Privately, some of Bingaman's union supporters concede that the legislation falls short of what's necessary to stem global warming, but they stress that it's the best that can be done without dividing organized labor. Still, they're plainly feeling stung by the criticism. The environmentalists "are feeling their oats," one union official said. "They think they have much more of a mandate than they really do."
It's too soon to judge whether the battle over global warming will shatter the alliance Gerard has helped to build, but it's already testing it. On June 27, MoveOn supporters picketed the Ypsilanti, Michigan, office of Rep. John Dingell, where they branded the powerful chairman of the Committee on Energy and Commerce a "dinosaur" and "throwback" for opposing an increase in CAFE standards. When supporters of the group showed up at Dingell's office they were met by four times as many UAW demonstrators (including the union's president, Ron Gettelfinger) who slammed the MoveOners as insensitive to U.S. workers.
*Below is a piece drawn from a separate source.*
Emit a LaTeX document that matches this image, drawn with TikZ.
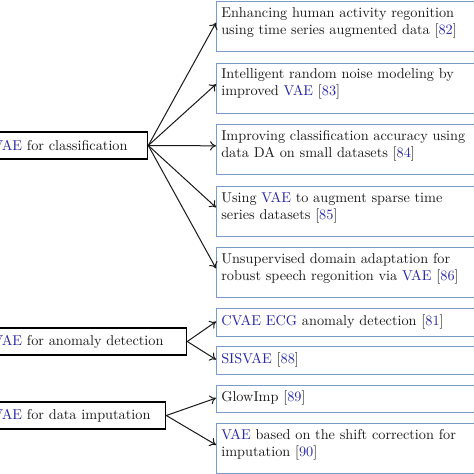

Episodes like the one in Ypsilanti plainly have some Democrats worried. The last thing any of them want going into the 2008 elections is a family feud over global warming. Ironically, fear of such a split seems to be generating more support for Apollo's policies than they've ever had before, as presidential candidates race to support the only energy plan labor and environmentalists agree on. "The irony," one political consultant noted, "is that because Democrats are scared shitless about getting on the wrong side of the AFL or the enviros, they are falling over themselves to back [Apollo]."
"After the election, any one of them will be able to say that they have a mandate to sink money into this," he added. "The only question is whether the labor guys and environmental people are going to keep from killing each other long enough to hold them to it."
All seem to agree that cannot happen without Leo Gerard. "In the strength of his commitment, Leo's unique in both the labor and environmental movements," said Apollo founder Hendricks. One environmental leader put it in stronger terms: "He is absolutely indispensable to holding this together." In this respect, Gerard, like Reuther, has become one of a handful of U.S. labor leaders with a base of support much broader than, not only his own union, but even organized labor. Should he succeed, he will be, in the words of one activist, "a great American -- even though he's Canadian."